Dive Brief:
- Citing a "dramatic overestimation of damages," the United States Trade Representative (USTR) filed a legal brief in the World Trade Organization (WTO) dispute over mandatory country-of-origin labeling (COOL), Food Safety News reported. Canada and Mexico are seeking $3 billion in retaliatory tariffs.
- The brief said that the two countries' economic methodology was "flawed' and was one that "severely overestimates the level of nullification or impairment attributable" to COOL.
- The U.S. made a counter offer of no more than $43.22 for Canada and no more than $47.55 for Mexico. An arbitration hearing is set for Sept. 15-16.
Dive Insight:
This document calls into question other recent threats of retaliation over COOL. Earlier this week, Canada warned the U.S. that it would put retaliatory tariffs in place if the government enacted voluntary COOL legislation, which has been proposed in the Senate. Some in the meat industry, including NAMI, said fully repealing COOL is the only way to avoid the high tariffs. The House passed such a repeal in May.

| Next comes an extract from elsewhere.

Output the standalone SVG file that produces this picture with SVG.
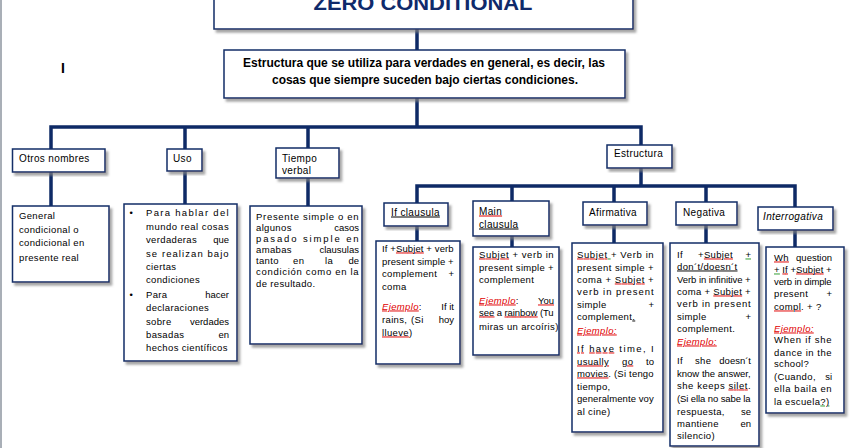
<svg xmlns="http://www.w3.org/2000/svg" width="852" height="448" viewBox="0 0 852 448">
<defs>
<filter id="sh" x="-10%" y="-10%" width="130%" height="130%">
<feDropShadow dx="2.5" dy="3" stdDeviation="1.2" flood-color="#808080" flood-opacity="0.7"/>
</filter>
<style>
.box{fill:#fff;stroke:#132D67;stroke-width:1.5;filter:url(#sh)}
.ln{stroke:#0E2A66;stroke-width:3.5;fill:none;stroke-linecap:square}
.h{font-family:"Liberation Sans",Arial,sans-serif;font-size:10px;letter-spacing:0.35px;fill:#000}
.t{font-family:"Liberation Sans",Arial,sans-serif;font-size:9.5px;letter-spacing:0.35px;fill:#000}
.r{text-anchor:end;letter-spacing:0}
.ej{fill:#E00000;font-style:italic;text-decoration:underline}
.sp{fill:#E00000;text-decoration:underline}
.gr{fill:#2a9a2a;text-decoration:underline}
.k{fill:#000}
.u{text-decoration:underline}
.b{font-family:"Liberation Sans",Arial,sans-serif;font-weight:bold;fill:#000}
</style>
</defs>
<rect x="0" y="0" width="852" height="448" fill="#fff"/>
<line x1="1" y1="0" x2="1" y2="448" stroke="#A9AFB7" stroke-width="2"/>
<text class="b" x="61" y="72.5" font-size="14">I</text>

<g id="connectors">
<path class="ln" d="M417,29 V50 M417,98 V127 M51,127 H641 M51,127 V149 M185,127 V149 M308,127 V148 M641,127 V145"/>
<path class="ln" d="M51,172 V206 M185,171 V204 M308,178 V206"/>
<path class="ln" d="M641,168 V186 M417,186 H795 M417,186 V203 M512,186 V201 M614,186 V202 M706,186 V202 M795,186 V207"/>
<path class="ln" d="M417,226 V241 M512,236 V247 M614,225 V243 M706,225 V243 M795,230 V247"/>
</g>

<g id="title">
<rect class="box" x="214" y="-6" width="419" height="35"/>
<text x="423" y="10" text-anchor="middle" font-family="'Liberation Sans',Arial,sans-serif" font-weight="bold" font-size="20" fill="#0F2A6B" textLength="219" lengthAdjust="spacingAndGlyphs">ZERO CONDITIONAL</text>
</g>

<g id="definition">
<rect class="box" x="224" y="50" width="401" height="48"/>
<text class="b" x="243" y="67" font-size="12" textLength="362" lengthAdjust="spacingAndGlyphs">Estructura que se utiliza para verdades en general, es decir, las</text>
<text class="b" x="272" y="84" font-size="12" textLength="306" lengthAdjust="spacingAndGlyphs">cosas que siempre suceden bajo ciertas condiciones.</text>
</g>

<g id="otros-nombres">
<rect class="box" x="12.5" y="149" width="92.5" height="23"/>
<text class="h" x="19" y="161.5">Otros nombres</text>
</g>
<g id="uso">
<rect class="box" x="167" y="149" width="35" height="22"/>
<text class="h" x="173" y="161.5">Uso</text>
</g>
<g id="tiempo-verbal">
<rect class="box" x="276" y="148" width="63" height="30"/>
<text class="h" x="282" y="161.5">Tiempo</text>
<text class="h" x="282" y="174">verbal</text>
</g>
<g id="estructura">
<rect class="box" x="607" y="145" width="65" height="23"/>
<text class="h" x="614" y="156.5">Estructura</text>
</g>

<g id="otros-content">
<rect class="box" x="12.5" y="206" width="96.5" height="76"/>
<text class="t" x="19" y="218.5" letter-spacing="0.6">General</text>
<text class="t" x="19" y="232.5" letter-spacing="0.6">condicional o</text>
<text class="t" x="19" y="245.5" letter-spacing="0.6">condicional en</text>
<text class="t" x="19" y="260.5" letter-spacing="0.6">presente real</text>
</g>

<g id="uso-content">
<rect class="box" x="124" y="204" width="113" height="157"/>
<text class="t" x="129.5" y="215.5">•</text>
<text class="t" x="146" y="215.5" textLength="83" lengthAdjust="spacing">Para hablar del</text>
<text class="t" x="146" y="229.5" textLength="83" lengthAdjust="spacing">mundo real cosas</text>
<text class="t" x="146" y="242.5">verdaderas</text><text class="t r" x="229" y="242.5">que</text>
<text class="t" x="146" y="256.5" textLength="83" lengthAdjust="spacing">se realizan bajo</text>
<text class="t" x="146" y="269.5">ciertas</text>
<text class="t" x="146" y="282.5">condiciones</text>
<text class="t" x="129.5" y="297.5">•</text>
<text class="t" x="146" y="297.5">Para</text><text class="t r" x="229" y="297.5">hacer</text>
<text class="t" x="146" y="310.5">declaraciones</text>
<text class="t" x="146" y="324.5">sobre</text><text class="t r" x="229" y="324.5">verdades</text>
<text class="t" x="146" y="337.5">basadas</text><text class="t r" x="229" y="337.5">en</text>
<text class="t" x="146" y="350.5">hechos científicos</text>
</g>

<g id="tiempo-content">
<rect class="box" x="250" y="206" width="112" height="138"/>
<text class="t" x="256" y="219.5" textLength="103" lengthAdjust="spacing">Presente simple o en</text>
<text class="t" x="256" y="231">algunos</text><text class="t r" x="359" y="231">casos</text>
<text class="t" x="256" y="242" textLength="103" lengthAdjust="spacing">pasado simple en</text>
<text class="t" x="256" y="253">amabas</text><text class="t r" x="359" y="253">clausulas</text>
<text class="t" x="256" y="264">tanto</text><text class="t" x="293" y="264">en</text><text class="t" x="325" y="264">la</text><text class="t r" x="359" y="264">de</text>
<text class="t" x="256" y="275" textLength="103" lengthAdjust="spacing">condición como en la</text>
<text class="t" x="256" y="287">de resultado.</text>
</g>

<g id="if-clausula">
<rect class="box" x="384" y="203" width="64" height="23"/>
<text class="h u" x="391" y="215.5">If clausula</text>
</g>
<g id="main-clausula">
<rect class="box" x="473" y="201" width="76" height="35"/>
<text class="h" x="479" y="214.5"><tspan class="sp"><tspan class="k">Main</tspan></tspan></text>
<text class="h u" x="479" y="227.5">clausula</text>
</g>
<g id="afirmativa">
<rect class="box" x="583" y="202" width="64" height="23"/>
<text class="h" x="589" y="215.5">Afirmativa</text>
</g>
<g id="negativa">
<rect class="box" x="676" y="202" width="61" height="23"/>
<text class="h" x="683" y="215.5">Negativa</text>
</g>
<g id="interrogativa">
<rect class="box" x="758" y="207" width="75" height="23"/>
<text class="h" x="763" y="219.5" font-style="italic">Interrogativa</text>
</g>

<g id="if-content">
<rect class="box" x="376" y="241" width="84" height="123"/>
<text class="t" x="382" y="251.5" textLength="72" lengthAdjust="spacing">If +<tspan class="sp"><tspan class="k">Subjet</tspan></tspan> + verb</text>
<text class="t" x="382" y="264.5" textLength="72" lengthAdjust="spacing">present simple +</text>
<text class="t" x="382" y="276.5">complement</text><text class="t r" x="454" y="276.5">+</text>
<text class="t" x="382" y="289.5">coma</text>
<text class="t" x="382" y="309.5"><tspan class="ej">Ejemplo</tspan>:</text><text class="t r" x="454" y="309.5">If it</text>
<text class="t" x="382" y="322.5">rains,</text><text class="t" x="411" y="322.5">(Si</text><text class="t r" x="454" y="322.5">hoy</text>
<text class="t" x="382" y="335.5"><tspan class="sp"><tspan class="k">llueve</tspan></tspan>)</text>
</g>

<g id="main-content">
<rect class="box" x="473" y="247" width="86" height="108"/>
<text class="t" x="479" y="257.5" textLength="75" lengthAdjust="spacing"><tspan class="sp"><tspan class="k">Subjet</tspan></tspan> + verb in</text>
<text class="t" x="479" y="270.5" textLength="75" lengthAdjust="spacing">present simple +</text>
<text class="t" x="479" y="282.5">complement</text>
<text class="t" x="479" y="303.5"><tspan class="ej">Ejemplo</tspan>:</text><text class="t r" x="554" y="303.5"><tspan class="sp"><tspan class="k">You</tspan></tspan></text>
<text class="t" x="479" y="315.5" textLength="75" lengthAdjust="spacing"><tspan class="sp"><tspan class="k">see</tspan></tspan> a <tspan class="sp"><tspan class="k">rainbow</tspan></tspan> (Tu</text>
<text class="t" x="479" y="329.5">miras un arcoíris)</text>
</g>

<g id="afirmativa-content">
<rect class="box" x="572" y="243" width="91" height="189"/>
<text class="t" x="577" y="257.5" textLength="77" lengthAdjust="spacing"><tspan class="sp"><tspan class="k">Subjet</tspan></tspan><tspan class="gr">  </tspan>+ Verb in</text>
<text class="t" x="577" y="270.5" textLength="77" lengthAdjust="spacing">present simple +</text>
<text class="t" x="577" y="282.5" textLength="77" lengthAdjust="spacing">coma + <tspan class="sp"><tspan class="k">Subjet</tspan></tspan> +</text>
<text class="t" x="577" y="294.5" textLength="77" lengthAdjust="spacing">verb in present</text>
<text class="t" x="577" y="307.5">simple</text><text class="t r" x="654" y="307.5">+</text>
<text class="t" x="577" y="319.5">complement<tspan class="u">.</tspan></text>
<text class="t" x="577" y="333.5"><tspan class="ej">Ejemplo:</tspan></text>
<text class="t" x="577" y="351.5" textLength="77" lengthAdjust="spacing"><tspan class="sp"><tspan class="k">If</tspan></tspan> <tspan class="sp"><tspan class="k">have</tspan></tspan> time, I</text>
<text class="t" x="577" y="364.5"><tspan class="sp"><tspan class="k">usually</tspan></tspan></text><text class="t" x="622" y="364.5"><tspan class="sp"><tspan class="k">go</tspan></tspan></text><text class="t r" x="654" y="364.5">to</text>
<text class="t" x="577" y="376.5" textLength="77" lengthAdjust="spacing"><tspan class="sp"><tspan class="k">movies</tspan></tspan>. (Si tengo</text>
<text class="t" x="577" y="389.5">tiempo,</text>
<text class="t" x="577" y="401.5" textLength="77" lengthAdjust="spacing">generalmente voy</text>
<text class="t" x="577" y="414.5">al cine)</text>
</g>

<g id="negativa-content">
<rect class="box" x="670" y="243" width="89" height="203"/>
<text class="t" x="677" y="257.5">If</text><text class="t" x="698" y="257.5">+<tspan class="sp"><tspan class="k">Subjet</tspan></tspan></text><text class="t r" x="751" y="257.5"><tspan class="gr"><tspan class="k">+</tspan></tspan></text>
<text class="t" x="677" y="269.5"><tspan class="u">don´t/doesn´t</tspan></text>
<text class="t" x="677" y="282.5" textLength="74" lengthAdjust="spacing">Verb in infinitive +</text>
<text class="t" x="677" y="294.5" textLength="74" lengthAdjust="spacing">coma + <tspan class="sp"><tspan class="k">Subjet</tspan></tspan> +</text>
<text class="t" x="677" y="306.5" textLength="74" lengthAdjust="spacing">verb in present</text>
<text class="t" x="677" y="319.5">simple</text><text class="t r" x="751" y="319.5">+</text>
<text class="t" x="677" y="331.5">complement.</text>
<text class="t" x="677" y="344.5"><tspan class="ej">Ejemplo:</tspan></text>
<text class="t" x="677" y="363.5">If</text><text class="t" x="695" y="363.5">she</text><text class="t r" x="751" y="363.5">doesn´t</text>
<text class="t" x="677" y="376.5" textLength="74" lengthAdjust="spacing">know the answer,</text>
<text class="t" x="677" y="388.5" textLength="74" lengthAdjust="spacing">she keeps <tspan class="sp"><tspan class="k">silet</tspan></tspan>.</text>
<text class="t" x="677" y="401.5" textLength="74" lengthAdjust="spacing">(Si ella no sabe la</text>
<text class="t" x="677" y="414.5">respuesta,</text><text class="t r" x="751" y="414.5">se</text>
<text class="t" x="677" y="426.5">mantiene</text><text class="t r" x="751" y="426.5">en</text>
<text class="t" x="677" y="438.5">silencio)</text>
</g>

<g id="interrogativa-content">
<rect class="box" x="766" y="247" width="78" height="166"/>
<text class="t" x="774" y="260.5"><tspan class="sp"><tspan class="k">Wh</tspan></tspan></text><text class="t r" x="832" y="260.5">question</text>
<text class="t" x="774" y="272.5" textLength="58" lengthAdjust="spacing"><tspan class="gr"><tspan class="k">+</tspan></tspan> <tspan class="sp"><tspan class="k">If</tspan></tspan> +<tspan class="sp"><tspan class="k">Subjet</tspan></tspan> +</text>
<text class="t" x="774" y="284.5" textLength="58" lengthAdjust="spacing">verb in dimple</text>
<text class="t" x="774" y="296.5">present</text><text class="t r" x="832" y="296.5">+</text>
<text class="t" x="774" y="309.5"><tspan class="sp"><tspan class="k">compl</tspan></tspan>. + ?</text>
<text class="t" x="774" y="331.5"><tspan class="ej">Ejemplo:</tspan></text>
<text class="t" x="774" y="342.5" textLength="58" lengthAdjust="spacing">When if she</text>
<text class="t" x="774" y="355.5" textLength="58" lengthAdjust="spacing">dance in the</text>
<text class="t" x="774" y="366.5">school?</text>
<text class="t" x="774" y="379.5">(Cuando,</text><text class="t r" x="832" y="379.5">si</text>
<text class="t" x="774" y="391.5" textLength="58" lengthAdjust="spacing">ella baila en</text>
<text class="t" x="774" y="404.5">la escuela<tspan class="gr"><tspan class="k">?)</tspan></tspan></text>
</g>
</svg>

But if the economic methodology was flawed for the original retaliatory tariffs, as the USTR says, this could influence the determination of the tariffs Canada could impose on U.S. trade over voluntary COOL legislation. U.S. meat producers will have to wait and see whether the USTR can prove that the damages done were not nearly as severe to fellow North American meat producers as had previously been thought.